These days, Easter Vigils are super cool and popular. A lot of churches that hold them end up drawing visitors from other Christian denominations who don’t practice this piece of liturgical tradition. And hey, who can blame anyone, nowhere else can one find such a broad sweep of Scripture readings proclaiming so much of the Gospel history in the Bible in just one worship service. Add in the fire and the candles and the dark-and-light drama and the baptisms and the sudden burst of joyful Alleluias, and you’ve got a memorable liturgical experience almost without trying.
I think it’s safe to say that the great majority of Anglicans in this country are happy to have the Easter Vigil authorized and (to some extent) directed in modern Prayer Books.
HOWEVER, this wonderful recuperation of pre-reformation tradition has come with a price: Holy Saturday. Known as “Easter Even” in the classical prayer books, this was – and technically still is – the official liturgy of Holy Saturday. In anticipation of the Great Vigil of Easter, many people forget about Holy Saturday, to the point where more and more churches are labeling The Triduum as Maundy Thursday, Good Friday, and the Easter Vigil. This is incorrect! The Triduum, as we saw in fair detail a couple days ago here, ends with the Holy Saturday liturgy. The Vigil is not part of the Triduum. It’s not even part of Holy Week or Lent, it’s the beginning of Easter.
If you’re excited about attending an Easter Vigil tonight, please do what you can to attend, or pray on your own, the Holy Saturday liturgy first. You can do it in like five minutes. Actually, here, I’ll copy the liturgy right here so you can pray it right now!
H O L Y S A T U R D A Y
There is no celebration of the Eucharist on this day.
The Officiant says: Let us pray.
O God, Creator of heaven and earth: Grant that, as the crucified body of your dear Son was laid in the tomb and rested on this holy Sabbath, so we may await with him the coming of the third day, and rise with him to newness of life; through Jesus Christ our Lord. Amen.
O God of the living, on this day your Son our Savior descended to the place of the dead: Look with kindness on all of us who wait in hope for liberation from the corruption of sin and death, and give us a share in the glory of the children of God; through Jesus Christ your Son our Lord. Amen.
T H E L E S S O N S
After the Gospel, a homily may follow.
My homily is this: Note that the traditional Collect & Lessons are slightly different from the modern. The main emphasis difference between traditional and modern Holy Saturday is the baptismal material, which we now have emphasized in the Easter Vigil instead.
The following is then sung or said.
T H E A N T H E M
Man born of woman has but a short time to live, and is full of misery.

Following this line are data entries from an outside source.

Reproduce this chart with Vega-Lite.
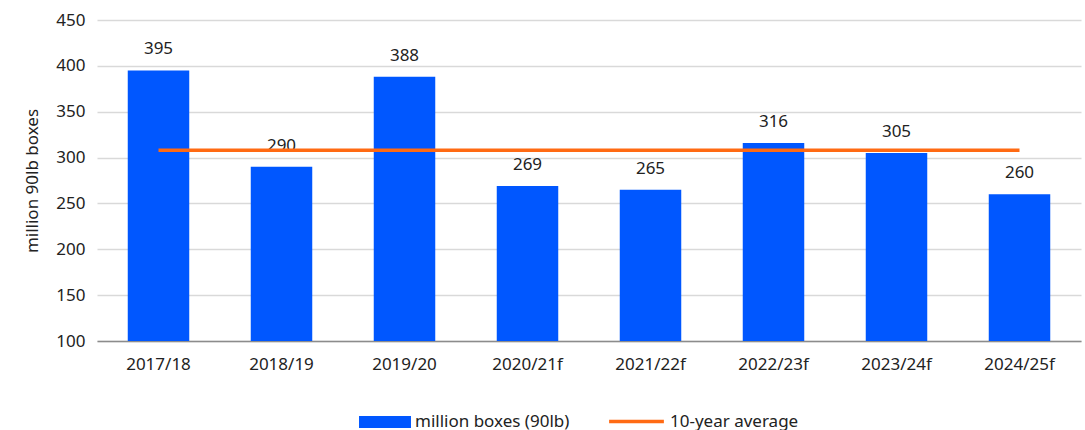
{
  "$schema": "https://vega.github.io/schema/vega-lite/v6.json",
  "autosize": "none",
  "width": 984,
  "height": 321,
  "padding": {"left": 97, "top": 20, "right": 4, "bottom": 89},
  "background": "white",
  "config": {
    "font": "Noto Sans",
    "view": {"stroke": null},
    "axisY": {"title": "million 90lb boxes", "titleFontSize": 17, "titleFontWeight": "normal", "titleColor": "#222", "titlePadding": 14, "labelFontSize": 17, "labelColor": "#222", "labelPadding": 12, "ticks": false, "domain": false, "gridColor": "#d9d9d9", "gridWidth": 1.5}
  },
  "data": {
    "values": [
      {"season": "2017/18", "value": 395, "avg": 308},
      {"season": "2018/19", "value": 290, "avg": 308},
      {"season": "2019/20", "value": 388, "avg": 308},
      {"season": "2020/21f", "value": 269, "avg": 308},
      {"season": "2021/22f", "value": 265, "avg": 308},
      {"season": "2022/23f", "value": 316, "avg": 308},
      {"season": "2023/24f", "value": 305, "avg": 308},
      {"season": "2024/25f", "value": 260, "avg": 308}
    ]
  },
  "encoding": {
    "x": {
      "field": "season", "type": "nominal", "sort": null,
      "scale": {"paddingInner": 0.5, "paddingOuter": 0.25},
      "axis": {"title": null, "labelAngle": 0, "labelFontSize": 17, "labelColor": "#222", "labelPadding": 15, "ticks": false, "domainColor": "#8c8c8c", "domainWidth": 1.5}
    },
    "y": {
      "field": "value", "type": "quantitative",
      "scale": {"domain": [100, 450], "zero": false, "nice": false, "clamp": true},
      "axis": {"title": "million 90lb boxes", "values": [100,150,200,250,300,350,400,450]}
    }
  },
  "layer": [
    {
      "mark": {"type": "bar", "color": "#0057ff"},
      "encoding": {
        "fill": {
          "datum": "million boxes (90lb)", "type": "nominal",
          "scale": {"domain": ["million boxes (90lb)"], "range": ["#0057ff"]},
          "legend": {"title": null, "orient": "none", "legendX": 262, "legendY": 376, "symbolType": "M-1,-0.23L1,-0.23L1,0.23L-1,0.23Z", "symbolSize": 2700, "symbolStrokeWidth": 0, "labelFontSize": 17, "labelColor": "#222", "labelOffset": 4, "labelLimit": 400}
        }
      }
    },
    {
      "mark": {"type": "text", "baseline": "bottom", "dy": -12, "fontSize": 17, "color": "#222"},
      "encoding": {
        "text": {"field": "value", "type": "quantitative"}
      }
    },
    {
      "mark": {"type": "line", "strokeWidth": 3.5},
      "encoding": {
        "y": {"field": "avg", "type": "quantitative", "axis": {"title": "million 90lb boxes", "values": [100,150,200,250,300,350,400,450]}},
        "stroke": {
          "datum": "10-year average", "type": "nominal",
          "scale": {"domain": ["10-year average"], "range": ["#ff6a13"]},
          "legend": {"title": null, "orient": "none", "legendX": 510, "legendY": 372, "symbolType": "stroke", "symbolSize": 3000, "symbolStrokeWidth": 3.5, "labelFontSize": 17, "labelColor": "#222", "labelOffset": 4, "labelLimit": 400}
        }
      }
    }
  ],
  "resolve": {"scale": {"fill": "independent", "stroke": "independent"}}
}
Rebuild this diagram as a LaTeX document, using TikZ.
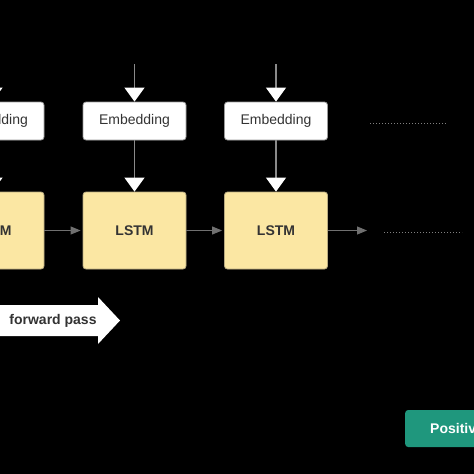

He springs up, and is cut down like a flower; he flees like a shadow,
and never continues the same.
In the midst of life we are in death: of whom do we seek strength, but you, O Lord,
who for our sins are justly displeased?
Yet, O Lord God most holy,
O Lord most mighty,
O holy and most merciful Savior,
deliver us not into the pains of eternal death.
You know, O Lord, the secrets of our hearts; shut not your ears to our prayer;
but spare us, Lord most holy,
O God most mighty,
O holy and merciful Savior,
most worthy Judge eternal,
do not let us, in this our final hour,
through the pain of death, fall away from you.
The Officiant and People together pray the Lord’s Prayer. The concluding doxology is customarily omitted.
The Officiant concludes: The grace of our Lord Jesus Christ, and the love of God, and the fellowship of the Holy Spirit, be with us all evermore. Amen.